The granite monument consists of a base with an obelisk on top standing 35 ft. tall in total. The north and south sides of the base have inscriptions, one being from the poem “Bivouac Of The Dead” and the other listing the regiments from Caldwell County. The east and west sides of the base each have an attached pedestal with a carved cannon ball. On the lower section of the obelisk’s north face is a furled Confederate battle flag in relief. On the obelisk’s south face, a stand of arms is carved in relief. Above these elements is a belt course with CSA, 1861, UDC and 1865 on the four sides. Stanzas from the poem “The Bivouac of the Dead” by Theodore O’Hara appear on the north face.
Additional Notes
Walter Clark at age 14 became the youngest Major in the Confederate Army. During the era of monument building in the early decades of the 20th century Clark became one of the most sought out monument dedication orators. He delivered six such speeches, three of which have survived. He was considered the states preeminent Civil War historian. He edited the five-volume Histories of the Several Regiments and Battalions from North Carolina in the Great War 1861-’65 published in 1901 chaired the 1904 North Carolina Literary and Historical Association Committee that produced Five Points in the Record of North Carolina in the Great War of 1861-5.

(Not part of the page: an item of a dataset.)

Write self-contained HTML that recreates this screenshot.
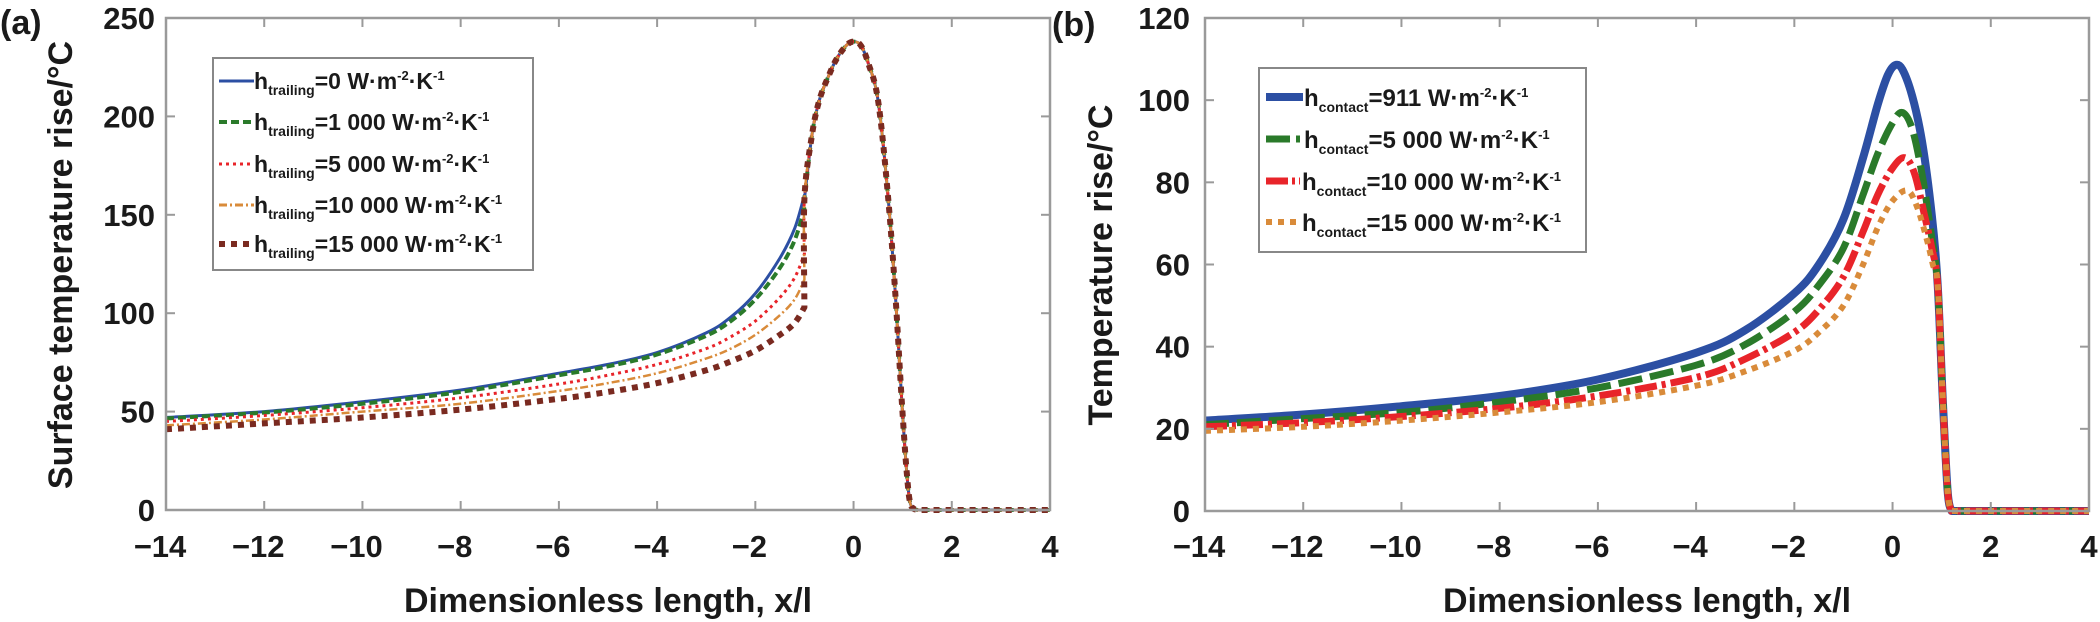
<!DOCTYPE html>
<html><head><meta charset="utf-8">
<style>
html,body{margin:0;padding:0;background:#fff;}
svg{display:block;}
text{font-family:"Liberation Sans",Arial,sans-serif;font-weight:bold;fill:#1a1a1a;}
</style></head>
<body>
<svg id="s" width="2100" height="622" viewBox="0 0 2100 622" xmlns="http://www.w3.org/2000/svg">
<g id="ga"></g>
<g id="gb"></g>
<text x="0" y="34" font-size="34">(a)</text>
<text x="1052" y="36" font-size="34">(b)</text>
<text transform="translate(72,265) rotate(-90)" font-size="34" text-anchor="middle">Surface temperature rise/°C</text>
<text transform="translate(1112,265) rotate(-90)" font-size="34" text-anchor="middle">Temperature rise/°C</text>
<text x="608" y="612" font-size="34" text-anchor="middle">Dimensionless length, x/l</text>
<text x="1647" y="612" font-size="34" text-anchor="middle">Dimensionless length, x/l</text>

<rect x="213" y="58" width="320" height="212" fill="#fff" stroke="#888" stroke-width="2"/>
<g font-size="23">
<line x1="219" y1="81" x2="254" y2="81" stroke="#2c4fa3" stroke-width="3"/>
<text x="254" y="89">h<tspan font-size="14" dy="6">trailing</tspan><tspan dy="-6">=0 W·m</tspan><tspan font-size="13" dy="-9">-2</tspan><tspan dy="9">·K</tspan><tspan font-size="13" dy="-9">-1</tspan></text>
<line x1="219" y1="122" x2="254" y2="122" stroke="#2a7a2a" stroke-width="4" stroke-dasharray="8,4"/>
<text x="254" y="130">h<tspan font-size="14" dy="6">trailing</tspan><tspan dy="-6">=1 000 W·m</tspan><tspan font-size="13" dy="-9">-2</tspan><tspan dy="9">·K</tspan><tspan font-size="13" dy="-9">-1</tspan></text>
<line x1="219" y1="164" x2="254" y2="164" stroke="#e8242a" stroke-width="3" stroke-dasharray="3,4"/>
<text x="254" y="172">h<tspan font-size="14" dy="6">trailing</tspan><tspan dy="-6">=5 000 W·m</tspan><tspan font-size="13" dy="-9">-2</tspan><tspan dy="9">·K</tspan><tspan font-size="13" dy="-9">-1</tspan></text>
<line x1="219" y1="205" x2="254" y2="205" stroke="#d98b3a" stroke-width="3" stroke-dasharray="8,3,2,3"/>
<text x="254" y="213">h<tspan font-size="14" dy="6">trailing</tspan><tspan dy="-6">=10 000 W·m</tspan><tspan font-size="13" dy="-9">-2</tspan><tspan dy="9">·K</tspan><tspan font-size="13" dy="-9">-1</tspan></text>
<line x1="219" y1="244" x2="254" y2="244" stroke="#7a2a20" stroke-width="6" stroke-dasharray="6,6"/>
<text x="254" y="252">h<tspan font-size="14" dy="6">trailing</tspan><tspan dy="-6">=15 000 W·m</tspan><tspan font-size="13" dy="-9">-2</tspan><tspan dy="9">·K</tspan><tspan font-size="13" dy="-9">-1</tspan></text>
</g>

<rect x="1259" y="68" width="327" height="184" fill="#fff" stroke="#888" stroke-width="2"/>
<g font-size="24">
<line x1="1266" y1="97" x2="1303" y2="97" stroke="#2c4fa3" stroke-width="8"/>
<text x="1304" y="106">h<tspan font-size="14" dy="6">contact</tspan><tspan dy="-6">=911 W·m</tspan><tspan font-size="13" dy="-9">-2</tspan><tspan dy="9">·K</tspan><tspan font-size="13" dy="-9">-1</tspan></text>
<line x1="1266" y1="139" x2="1300" y2="139" stroke="#2a7a2a" stroke-width="7" stroke-dasharray="24,6"/>
<text x="1304" y="148">h<tspan font-size="14" dy="6">contact</tspan><tspan dy="-6">=5 000 W·m</tspan><tspan font-size="13" dy="-9">-2</tspan><tspan dy="9">·K</tspan><tspan font-size="13" dy="-9">-1</tspan></text>
<line x1="1266" y1="181" x2="1300" y2="181" stroke="#e8242a" stroke-width="7" stroke-dasharray="22,4,3,4"/>
<text x="1302" y="190">h<tspan font-size="14" dy="6">contact</tspan><tspan dy="-6">=10 000 W·m</tspan><tspan font-size="13" dy="-9">-2</tspan><tspan dy="9">·K</tspan><tspan font-size="13" dy="-9">-1</tspan></text>
<line x1="1266" y1="222" x2="1300" y2="222" stroke="#d98b3a" stroke-width="6" stroke-dasharray="6,6"/>
<text x="1302" y="231">h<tspan font-size="14" dy="6">contact</tspan><tspan dy="-6">=15 000 W·m</tspan><tspan font-size="13" dy="-9">-2</tspan><tspan dy="9">·K</tspan><tspan font-size="13" dy="-9">-1</tspan></text>
</g>
</svg>
<script>
(function(){
var NS="http://www.w3.org/2000/svg";
function el(p,t,a,txt){var e=document.createElementNS(NS,t);for(var k in a)e.setAttribute(k,a[k]);if(txt!==undefined)e.textContent=txt;p.appendChild(e);return e;}
function smooth(P,first){ // catmull-rom
  var d=(first?"M":"L")+P[0][0].toFixed(1)+","+P[0][1].toFixed(1);
  for(var i=0;i<P.length-1;i++){
    var p0=P[i-1]||P[i],p1=P[i],p2=P[i+1],p3=P[i+2]||P[i+1];
    var c1=[p1[0]+(p2[0]-p0[0])/6,p1[1]+(p2[1]-p0[1])/6];
    var c2=[p2[0]-(p3[0]-p1[0])/6,p2[1]-(p3[1]-p1[1])/6];
    d+="C"+c1[0].toFixed(1)+","+c1[1].toFixed(1)+" "+c2[0].toFixed(1)+","+c2[1].toFixed(1)+" "+p2[0].toFixed(1)+","+p2[1].toFixed(1);
  }
  return d;
}
function panel(g,L,R,T,B,ymax,ystep,lblX,series){
  var sx=function(x){return L+(x+14)/18*(R-L);};
  var sy=function(y){return B-y/ymax*(B-T);};
  series.forEach(function(s){
    var d="";s.parts.forEach(function(part,j){
      d+=smooth(part.map(function(p){return [sx(p[0]),sy(p[1])];}),j===0);
    });
    var a={d:d,fill:"none",stroke:s.c,"stroke-width":s.w,"stroke-linejoin":"round"};
    if(s.da)a["stroke-dasharray"]=s.da;
    el(g,"path",a);
  });
  el(g,"rect",{x:L,y:T,width:R-L,height:B-T,fill:"none",stroke:"#9a9a9a","stroke-width":2.5});
  for(var x=-14;x<=4;x+=2){var px=sx(x);
    el(g,"line",{x1:px,y1:B,x2:px,y2:B-9,stroke:"#9a9a9a","stroke-width":2});
    el(g,"line",{x1:px,y1:T,x2:px,y2:T+9,stroke:"#9a9a9a","stroke-width":2});
    el(g,"text",{x:px-(x<0?6:0),y:557,"font-size":31,"text-anchor":"middle"},(x<0?"\u2212":"")+Math.abs(x));
  }
  for(var y=0;y<=ymax;y+=ystep){var py=sy(y);
    el(g,"line",{x1:L,y1:py,x2:L+9,y2:py,stroke:"#9a9a9a","stroke-width":2});
    el(g,"line",{x1:R,y1:py,x2:R-9,y2:py,stroke:"#9a9a9a","stroke-width":2});
    el(g,"text",{x:lblX,y:py+11,"font-size":31,"text-anchor":"end"},""+y);
  }
}
var peak=[[-1,158],[-0.85,190],[-0.7,208],[-0.5,221],[-0.35,229],[-0.15,236],[0,238],[0.15,236],[0.3,227],[0.5,208],[0.7,160],[0.85,110],[0.98,56],[1.08,20],[1.16,3],[1.3,0]];
function A(arr){return [arr,[[arr[arr.length-1][0],arr[arr.length-1][1]]].concat(peak),[[1.3,0],[4,0]]];}
panel(document.getElementById("ga"),166,1050,18,510,250,50,155,[
 {c:"#2c4fa3",w:3,parts:A([[-14,47],[-12,50],[-10,55],[-8,61],[-6,69.5],[-5,74],[-4,80],[-3,90],[-2.5,98],[-2,110],[-1.5,128],[-1.2,143],[-1,160]])},
 {c:"#2a7a2a",w:4,da:"8,4",parts:A([[-14,46.5],[-12,49.5],[-10,54],[-8,60],[-6,68.5],[-5,73],[-4,79],[-3,88.5],[-2.5,96],[-2,107],[-1.5,123],[-1.2,137],[-1,153]])},
 {c:"#e8242a",w:3,da:"3,4",parts:A([[-14,45],[-12,48],[-10,52],[-8,57],[-6,64],[-5,68.5],[-4,74],[-3,82],[-2.5,88],[-2,96],[-1.5,108],[-1.2,118],[-1,130]])},
 {c:"#d98b3a",w:2.5,da:"8,3,2,3",parts:A([[-14,43],[-12,46],[-10,50],[-8,54],[-6,60.5],[-5,64.5],[-4,69.5],[-3,77],[-2.5,82],[-2,89],[-1.5,99],[-1.2,107],[-1,117]])},
 {c:"#7a2a20",w:6,da:"6,6",parts:A([[-14,41],[-12,44],[-10,47],[-8,51],[-6,56.5],[-5,60],[-4,64.5],[-3,71],[-2.5,75.5],[-2,81],[-1.5,89],[-1.2,95],[-1,103]])}
]);
function B(arr){return [arr,[[1.2,0],[4,0]]];}
panel(document.getElementById("gb"),1205,2089,18,511,120,20,1190,[
 {c:"#2c4fa3",w:8,parts:B([[-14,22],[-12,23.5],[-10,25.5],[-8,28],[-6,32],[-4,38.5],[-3,44],[-2,53],[-1.5,60],[-1,71],[-0.6,86],[-0.3,99],[-0.1,106],[0.05,108.5],[0.2,107.5],[0.4,101],[0.6,90],[0.8,72],[0.92,55],[1.02,28],[1.12,5],[1.2,0]])},
 {c:"#2a7a2a",w:7,da:"24,8",parts:B([[-14,21],[-12,22.5],[-10,24],[-8,26.5],[-6,30],[-4,35.5],[-3,40.5],[-2,48.5],[-1.5,55],[-1,64],[-0.6,77],[-0.3,87],[0,94.5],[0.2,97],[0.4,93],[0.6,82],[0.78,68],[0.92,55],[1.02,28],[1.12,5],[1.2,0]])},
 {c:"#e8242a",w:7,da:"22,5,4,5",parts:B([[-14,20.5],[-12,21.5],[-10,23],[-8,25],[-6,28],[-4,32.5],[-3,37],[-2,43.5],[-1.5,49],[-1,57],[-0.6,68],[-0.3,77],[0,83.5],[0.25,86],[0.45,82],[0.65,72],[0.8,64],[0.92,55],[1.02,28],[1.12,5],[1.2,0]])},
 {c:"#d98b3a",w:6,da:"6,6",parts:B([[-14,19.5],[-12,20.5],[-10,22],[-8,24],[-6,26.5],[-4,30.5],[-3,34],[-2,39],[-1.5,43.5],[-1,50],[-0.6,60],[-0.3,69],[0,75.5],[0.3,78],[0.5,74],[0.7,66],[0.82,60],[0.92,55],[1.02,28],[1.12,5],[1.2,0]])}
]);
})();
</script>
</body></html>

“The Bivouac of the Dead” by Theodore O’Hara is an elegiac poem that expresses feelings of melancholy, sorrow or lamentation—especially for a person or persons who are dead. Although O’Hara wrote “Bivouac” as a remembrance of the many casualties suffered in the Mexican War by the Second Kentucky Regiment of Foot Volunteers it seemed to capture the attention of a patriotic nation after the Civil War. It began to appear in various forms at Civil War battlefields and cemeteries across the county, including the first monument placed in North Carolina at Cross Creek Cemetery inFayetteville, in Lumberton, and Goldsboro.